COLLECTED MATERIAL:

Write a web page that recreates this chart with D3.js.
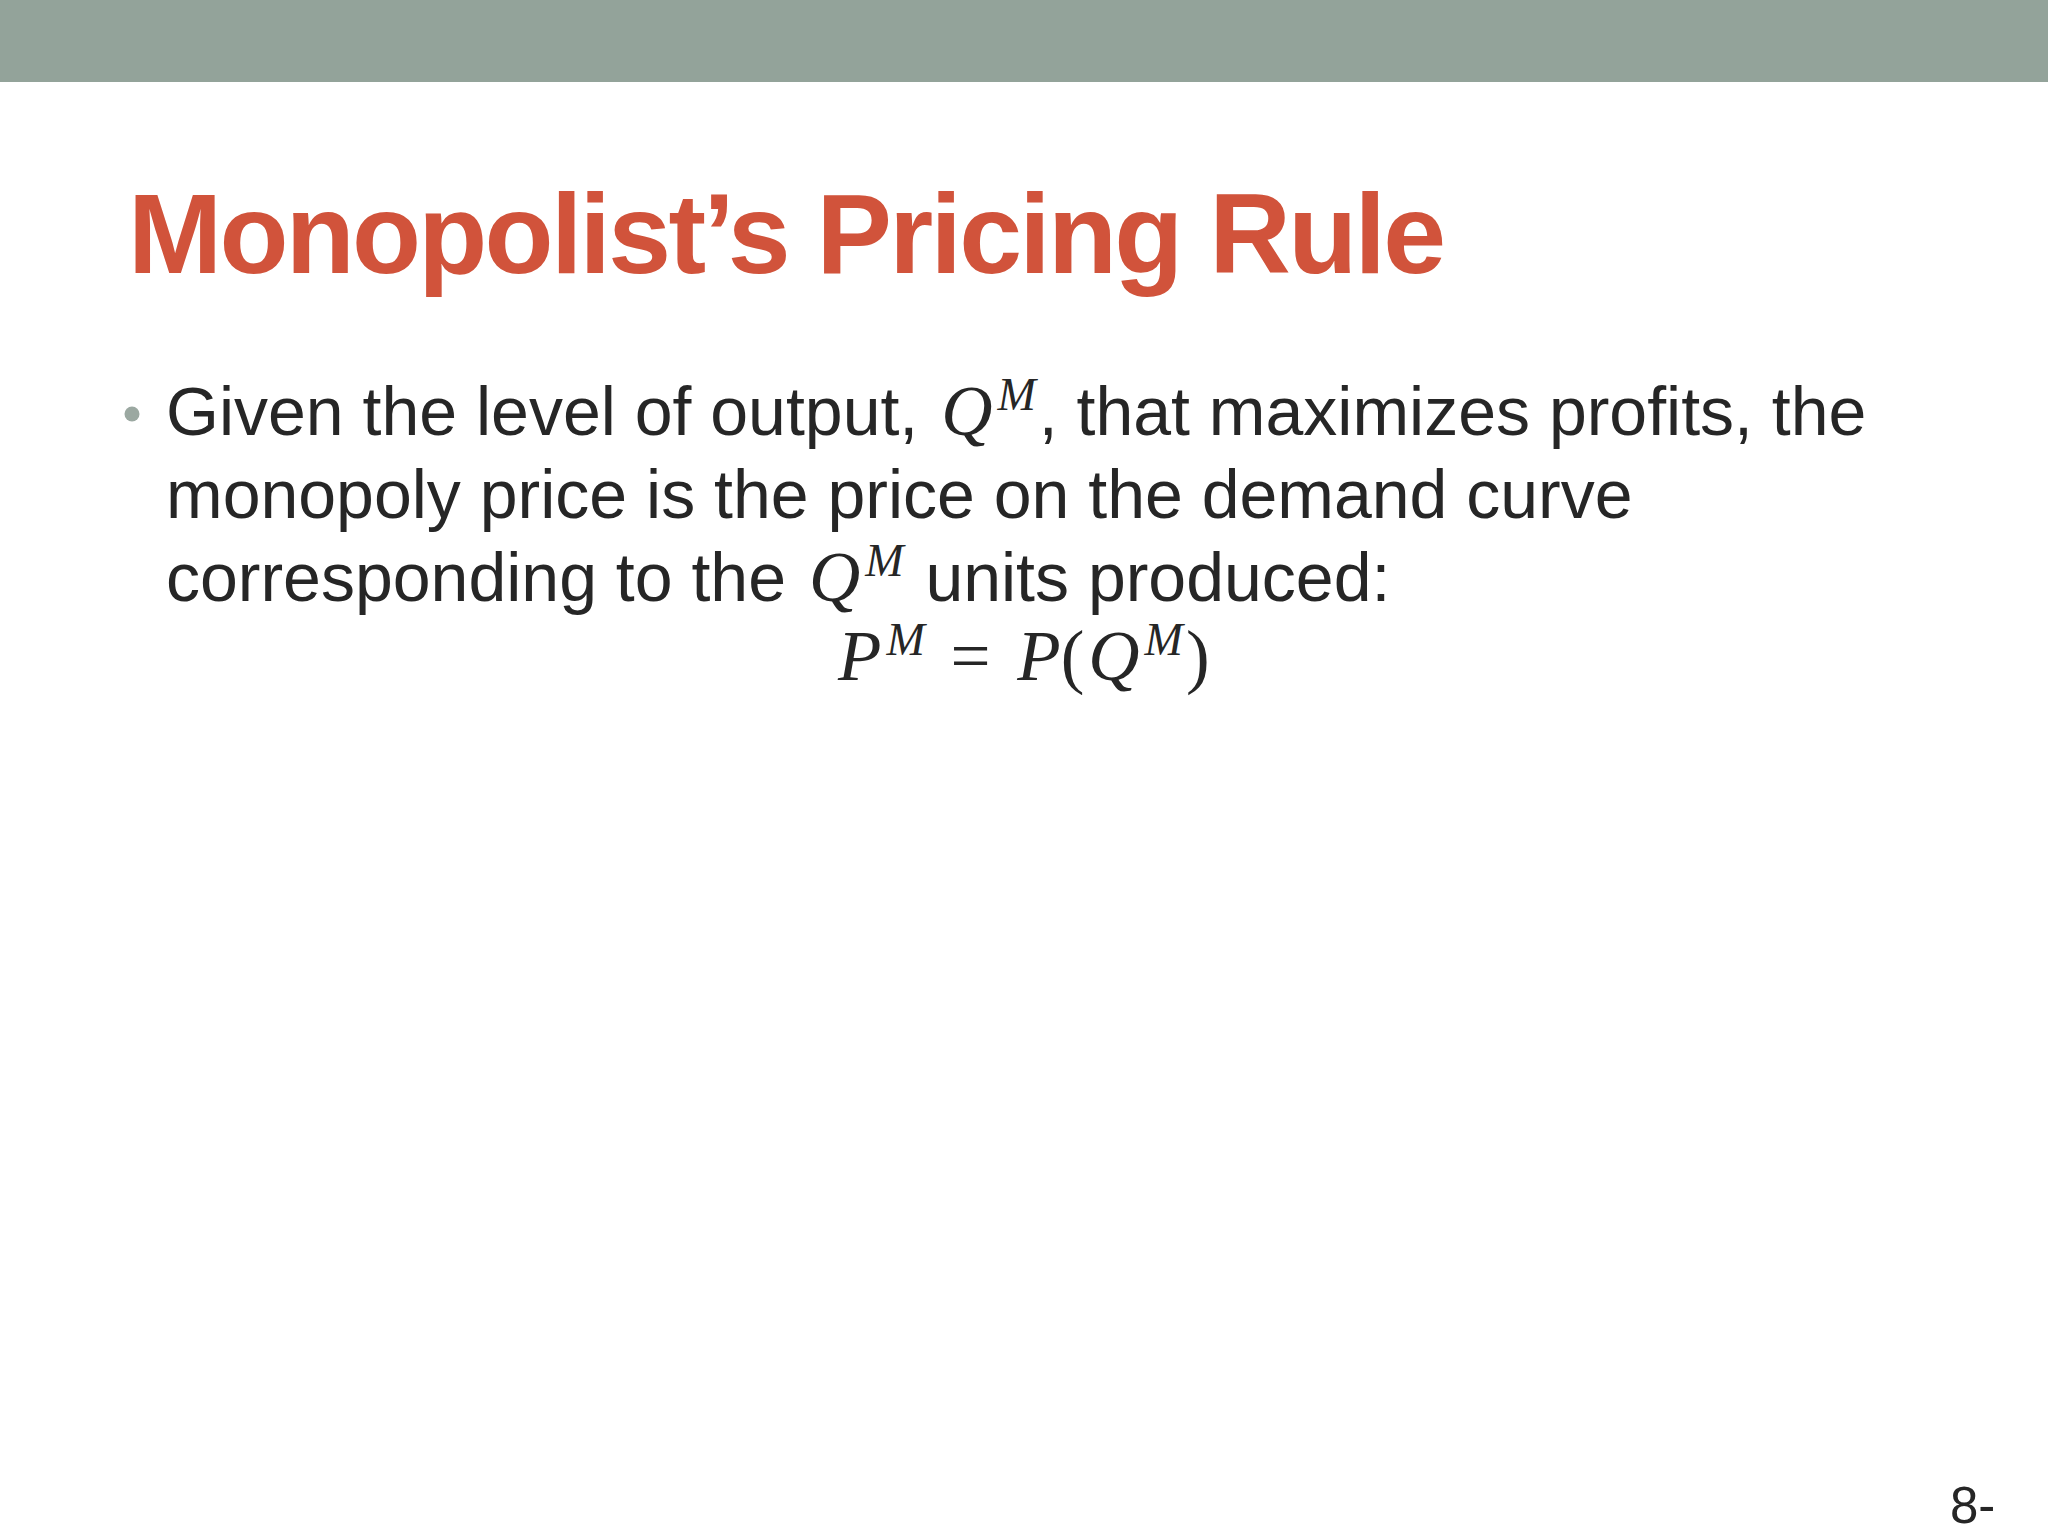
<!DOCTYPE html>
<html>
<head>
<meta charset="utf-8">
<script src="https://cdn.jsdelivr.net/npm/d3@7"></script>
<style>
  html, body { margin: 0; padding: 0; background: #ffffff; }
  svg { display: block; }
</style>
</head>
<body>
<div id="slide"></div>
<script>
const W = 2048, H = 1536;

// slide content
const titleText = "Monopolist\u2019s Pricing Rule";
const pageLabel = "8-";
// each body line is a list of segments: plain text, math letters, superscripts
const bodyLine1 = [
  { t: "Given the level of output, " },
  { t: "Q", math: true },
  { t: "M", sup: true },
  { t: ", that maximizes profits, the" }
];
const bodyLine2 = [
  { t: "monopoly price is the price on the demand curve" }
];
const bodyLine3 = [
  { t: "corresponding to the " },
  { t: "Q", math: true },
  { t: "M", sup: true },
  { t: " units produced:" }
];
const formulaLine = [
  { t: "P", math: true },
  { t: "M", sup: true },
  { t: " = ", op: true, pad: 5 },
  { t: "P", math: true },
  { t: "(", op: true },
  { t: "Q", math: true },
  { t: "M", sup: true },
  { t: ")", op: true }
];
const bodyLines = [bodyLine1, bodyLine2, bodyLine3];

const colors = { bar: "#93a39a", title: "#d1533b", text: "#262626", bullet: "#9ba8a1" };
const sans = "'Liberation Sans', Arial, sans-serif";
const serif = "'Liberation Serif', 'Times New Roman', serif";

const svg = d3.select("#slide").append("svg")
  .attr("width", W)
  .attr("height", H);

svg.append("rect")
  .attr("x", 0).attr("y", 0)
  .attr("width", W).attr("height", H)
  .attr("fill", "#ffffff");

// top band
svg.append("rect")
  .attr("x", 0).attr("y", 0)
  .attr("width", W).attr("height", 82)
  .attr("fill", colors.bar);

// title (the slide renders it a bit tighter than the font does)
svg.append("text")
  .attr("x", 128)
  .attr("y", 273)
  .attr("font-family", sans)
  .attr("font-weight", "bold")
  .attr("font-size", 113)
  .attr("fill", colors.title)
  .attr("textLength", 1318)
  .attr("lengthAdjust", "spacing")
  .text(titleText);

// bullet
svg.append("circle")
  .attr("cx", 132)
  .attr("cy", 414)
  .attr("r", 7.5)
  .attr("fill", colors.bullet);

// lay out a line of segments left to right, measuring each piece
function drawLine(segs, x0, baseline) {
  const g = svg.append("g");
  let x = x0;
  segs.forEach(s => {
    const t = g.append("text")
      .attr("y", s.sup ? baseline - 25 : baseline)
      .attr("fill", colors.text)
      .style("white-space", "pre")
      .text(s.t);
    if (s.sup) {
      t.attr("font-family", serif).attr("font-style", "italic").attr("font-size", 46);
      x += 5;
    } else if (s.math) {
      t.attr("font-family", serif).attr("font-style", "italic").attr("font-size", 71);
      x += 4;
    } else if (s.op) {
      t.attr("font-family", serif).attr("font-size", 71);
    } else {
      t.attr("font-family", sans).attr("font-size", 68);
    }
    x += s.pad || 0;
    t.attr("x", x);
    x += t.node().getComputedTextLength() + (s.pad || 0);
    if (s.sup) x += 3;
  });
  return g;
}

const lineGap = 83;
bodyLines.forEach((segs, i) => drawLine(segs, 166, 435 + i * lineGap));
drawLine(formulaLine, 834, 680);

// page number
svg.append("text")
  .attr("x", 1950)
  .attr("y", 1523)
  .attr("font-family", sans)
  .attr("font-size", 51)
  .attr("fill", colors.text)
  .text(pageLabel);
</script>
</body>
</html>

OBJECTIVE: Leave the pictures out and please restate exactly the lines running from the start of the material through the one with "const W = 2048, H = 1536;".

PROBLEM SOLUTION:
Write a web page that recreates this chart with D3.js.
<!DOCTYPE html>
<html>
<head>
<meta charset="utf-8">
<script src="https://cdn.jsdelivr.net/npm/d3@7"></script>
<style>
  html, body { margin: 0; padding: 0; background: #ffffff; }
  svg { display: block; }
</style>
</head>
<body>
<div id="slide"></div>
<script>
const W = 2048, H = 1536;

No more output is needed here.